Requirement: From the top of the entries, reproduce each line exactly, stopping after the line that contains "(lsup |- bottom);". Omit pictures.

Stored rows:
_ _ _ _
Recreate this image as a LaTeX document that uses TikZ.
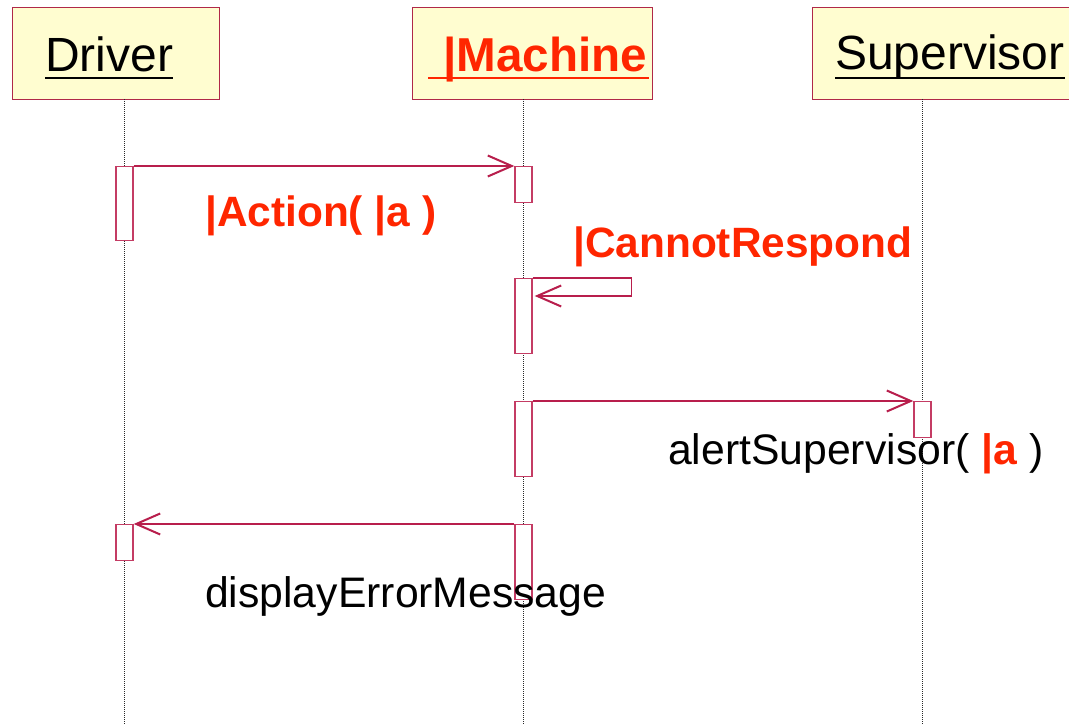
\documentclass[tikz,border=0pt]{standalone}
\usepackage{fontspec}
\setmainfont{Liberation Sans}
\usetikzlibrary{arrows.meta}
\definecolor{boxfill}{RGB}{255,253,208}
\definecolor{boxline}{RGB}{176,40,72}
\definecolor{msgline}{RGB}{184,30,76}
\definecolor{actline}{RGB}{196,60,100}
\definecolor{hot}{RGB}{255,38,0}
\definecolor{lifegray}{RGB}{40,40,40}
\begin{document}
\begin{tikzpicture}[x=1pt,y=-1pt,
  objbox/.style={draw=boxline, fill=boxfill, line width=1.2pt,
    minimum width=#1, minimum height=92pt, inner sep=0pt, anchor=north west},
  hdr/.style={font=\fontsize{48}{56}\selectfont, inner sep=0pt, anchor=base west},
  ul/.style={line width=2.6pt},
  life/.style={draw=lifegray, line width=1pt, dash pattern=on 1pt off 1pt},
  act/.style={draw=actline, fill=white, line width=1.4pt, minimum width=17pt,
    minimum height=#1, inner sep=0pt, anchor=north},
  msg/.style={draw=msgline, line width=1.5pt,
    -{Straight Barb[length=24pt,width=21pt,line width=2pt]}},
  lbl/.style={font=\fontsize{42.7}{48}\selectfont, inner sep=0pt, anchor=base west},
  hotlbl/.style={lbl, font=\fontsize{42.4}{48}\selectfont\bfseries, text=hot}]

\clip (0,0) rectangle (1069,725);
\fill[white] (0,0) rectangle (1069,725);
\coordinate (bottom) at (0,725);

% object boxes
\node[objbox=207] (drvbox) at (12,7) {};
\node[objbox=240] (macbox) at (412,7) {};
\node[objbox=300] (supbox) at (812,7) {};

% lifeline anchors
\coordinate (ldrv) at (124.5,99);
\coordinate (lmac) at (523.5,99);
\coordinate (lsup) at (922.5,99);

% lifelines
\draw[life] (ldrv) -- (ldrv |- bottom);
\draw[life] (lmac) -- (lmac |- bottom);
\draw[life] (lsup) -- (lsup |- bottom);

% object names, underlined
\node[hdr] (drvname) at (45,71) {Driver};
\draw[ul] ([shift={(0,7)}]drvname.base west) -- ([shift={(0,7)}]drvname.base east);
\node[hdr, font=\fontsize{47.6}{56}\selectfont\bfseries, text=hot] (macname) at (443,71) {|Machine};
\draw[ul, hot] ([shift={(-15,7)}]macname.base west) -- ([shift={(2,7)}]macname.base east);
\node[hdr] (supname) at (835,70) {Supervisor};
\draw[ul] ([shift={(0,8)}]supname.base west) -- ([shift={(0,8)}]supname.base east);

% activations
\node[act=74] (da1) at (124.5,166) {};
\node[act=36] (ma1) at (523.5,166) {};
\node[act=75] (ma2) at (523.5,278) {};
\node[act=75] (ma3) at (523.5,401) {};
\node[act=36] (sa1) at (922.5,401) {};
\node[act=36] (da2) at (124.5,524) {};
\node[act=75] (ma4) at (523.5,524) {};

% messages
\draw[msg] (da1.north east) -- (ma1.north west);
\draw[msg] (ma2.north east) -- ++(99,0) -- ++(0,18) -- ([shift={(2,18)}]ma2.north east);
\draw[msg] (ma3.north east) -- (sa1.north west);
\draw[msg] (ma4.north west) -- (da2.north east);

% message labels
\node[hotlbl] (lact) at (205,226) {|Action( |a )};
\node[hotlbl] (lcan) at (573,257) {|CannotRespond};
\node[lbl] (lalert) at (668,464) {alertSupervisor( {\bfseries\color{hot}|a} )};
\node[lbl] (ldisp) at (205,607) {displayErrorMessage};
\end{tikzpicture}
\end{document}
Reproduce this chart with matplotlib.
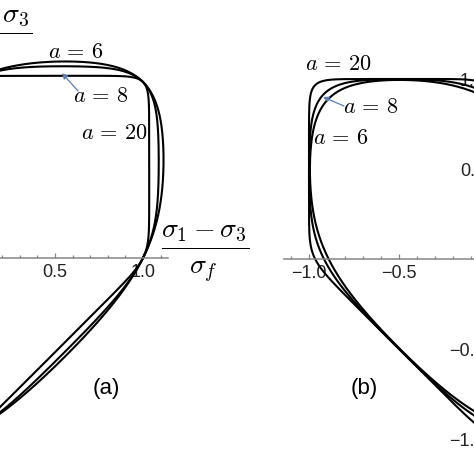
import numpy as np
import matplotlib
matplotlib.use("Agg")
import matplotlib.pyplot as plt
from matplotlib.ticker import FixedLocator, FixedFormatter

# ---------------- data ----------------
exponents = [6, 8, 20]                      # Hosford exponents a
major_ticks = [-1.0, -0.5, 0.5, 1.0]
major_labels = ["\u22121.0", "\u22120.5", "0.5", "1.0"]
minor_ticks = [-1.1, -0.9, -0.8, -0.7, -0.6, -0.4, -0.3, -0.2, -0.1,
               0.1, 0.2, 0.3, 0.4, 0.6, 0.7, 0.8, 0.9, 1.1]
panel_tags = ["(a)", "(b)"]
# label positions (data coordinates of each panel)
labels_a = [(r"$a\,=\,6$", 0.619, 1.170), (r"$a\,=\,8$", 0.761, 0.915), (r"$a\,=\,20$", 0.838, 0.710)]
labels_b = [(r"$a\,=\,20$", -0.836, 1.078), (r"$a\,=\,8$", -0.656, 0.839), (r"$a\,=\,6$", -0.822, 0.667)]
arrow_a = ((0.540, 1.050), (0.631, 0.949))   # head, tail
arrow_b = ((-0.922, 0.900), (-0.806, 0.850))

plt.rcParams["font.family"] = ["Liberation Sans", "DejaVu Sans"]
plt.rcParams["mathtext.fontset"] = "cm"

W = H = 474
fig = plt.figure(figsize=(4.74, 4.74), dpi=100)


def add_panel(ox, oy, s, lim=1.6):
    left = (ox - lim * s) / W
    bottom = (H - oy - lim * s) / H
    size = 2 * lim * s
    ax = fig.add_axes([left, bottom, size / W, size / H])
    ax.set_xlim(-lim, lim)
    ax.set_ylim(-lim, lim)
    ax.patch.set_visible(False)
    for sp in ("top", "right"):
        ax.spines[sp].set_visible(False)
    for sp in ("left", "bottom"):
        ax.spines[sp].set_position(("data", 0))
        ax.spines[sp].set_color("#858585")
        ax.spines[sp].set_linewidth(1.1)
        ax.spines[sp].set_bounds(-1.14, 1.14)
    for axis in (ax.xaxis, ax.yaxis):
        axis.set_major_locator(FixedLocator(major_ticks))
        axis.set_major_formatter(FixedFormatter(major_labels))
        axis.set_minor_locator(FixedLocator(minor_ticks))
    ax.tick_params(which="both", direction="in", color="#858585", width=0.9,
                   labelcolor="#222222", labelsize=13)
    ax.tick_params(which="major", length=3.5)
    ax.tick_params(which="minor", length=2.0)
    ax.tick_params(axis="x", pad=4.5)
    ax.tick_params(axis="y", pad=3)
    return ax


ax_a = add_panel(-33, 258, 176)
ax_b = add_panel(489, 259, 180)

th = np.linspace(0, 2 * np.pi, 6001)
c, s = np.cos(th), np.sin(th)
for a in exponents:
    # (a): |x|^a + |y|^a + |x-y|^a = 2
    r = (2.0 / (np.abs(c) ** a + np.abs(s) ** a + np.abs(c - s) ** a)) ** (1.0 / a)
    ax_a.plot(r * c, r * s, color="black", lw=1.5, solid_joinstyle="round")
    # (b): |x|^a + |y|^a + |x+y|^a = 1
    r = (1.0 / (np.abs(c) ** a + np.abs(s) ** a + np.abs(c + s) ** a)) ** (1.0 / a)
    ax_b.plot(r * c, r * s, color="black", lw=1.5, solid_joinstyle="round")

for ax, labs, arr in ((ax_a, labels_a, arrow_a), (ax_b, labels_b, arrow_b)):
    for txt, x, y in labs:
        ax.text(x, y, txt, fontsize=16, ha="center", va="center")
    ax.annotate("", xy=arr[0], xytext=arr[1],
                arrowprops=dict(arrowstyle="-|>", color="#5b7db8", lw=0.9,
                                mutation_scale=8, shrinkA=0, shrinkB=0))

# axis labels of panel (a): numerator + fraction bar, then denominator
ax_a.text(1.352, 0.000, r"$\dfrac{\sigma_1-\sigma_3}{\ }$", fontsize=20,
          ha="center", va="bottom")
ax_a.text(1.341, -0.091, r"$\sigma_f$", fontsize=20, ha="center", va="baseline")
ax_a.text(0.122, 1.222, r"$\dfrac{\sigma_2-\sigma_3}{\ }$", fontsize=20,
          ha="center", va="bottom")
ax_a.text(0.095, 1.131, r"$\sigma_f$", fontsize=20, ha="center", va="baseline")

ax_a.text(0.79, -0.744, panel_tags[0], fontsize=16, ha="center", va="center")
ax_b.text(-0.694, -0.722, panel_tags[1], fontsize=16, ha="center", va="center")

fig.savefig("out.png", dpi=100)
_ _ _ _
Exercise output:
Recreate this image as a LaTeX document that uses TikZ.
\documentclass[tikz,border=0pt]{standalone}
\usepackage{fontspec}
\setmainfont{Liberation Sans}
\usetikzlibrary{arrows.meta}
\definecolor{boxfill}{RGB}{255,253,208}
\definecolor{boxline}{RGB}{176,40,72}
\definecolor{msgline}{RGB}{184,30,76}
\definecolor{actline}{RGB}{196,60,100}
\definecolor{hot}{RGB}{255,38,0}
\definecolor{lifegray}{RGB}{40,40,40}
\begin{document}
\begin{tikzpicture}[x=1pt,y=-1pt,
  objbox/.style={draw=boxline, fill=boxfill, line width=1.2pt,
    minimum width=#1, minimum height=92pt, inner sep=0pt, anchor=north west},
  hdr/.style={font=\fontsize{48}{56}\selectfont, inner sep=0pt, anchor=base west},
  ul/.style={line width=2.6pt},
  life/.style={draw=lifegray, line width=1pt, dash pattern=on 1pt off 1pt},
  act/.style={draw=actline, fill=white, line width=1.4pt, minimum width=17pt,
    minimum height=#1, inner sep=0pt, anchor=north},
  msg/.style={draw=msgline, line width=1.5pt,
    -{Straight Barb[length=24pt,width=21pt,line width=2pt]}},
  lbl/.style={font=\fontsize{42.7}{48}\selectfont, inner sep=0pt, anchor=base west},
  hotlbl/.style={lbl, font=\fontsize{42.4}{48}\selectfont\bfseries, text=hot}]

\clip (0,0) rectangle (1069,725);
\fill[white] (0,0) rectangle (1069,725);
\coordinate (bottom) at (0,725);

% object boxes
\node[objbox=207] (drvbox) at (12,7) {};
\node[objbox=240] (macbox) at (412,7) {};
\node[objbox=300] (supbox) at (812,7) {};

% lifeline anchors
\coordinate (ldrv) at (124.5,99);
\coordinate (lmac) at (523.5,99);
\coordinate (lsup) at (922.5,99);

% lifelines
\draw[life] (ldrv) -- (ldrv |- bottom);
\draw[life] (lmac) -- (lmac |- bottom);
\draw[life] (lsup) -- (lsup |- bottom);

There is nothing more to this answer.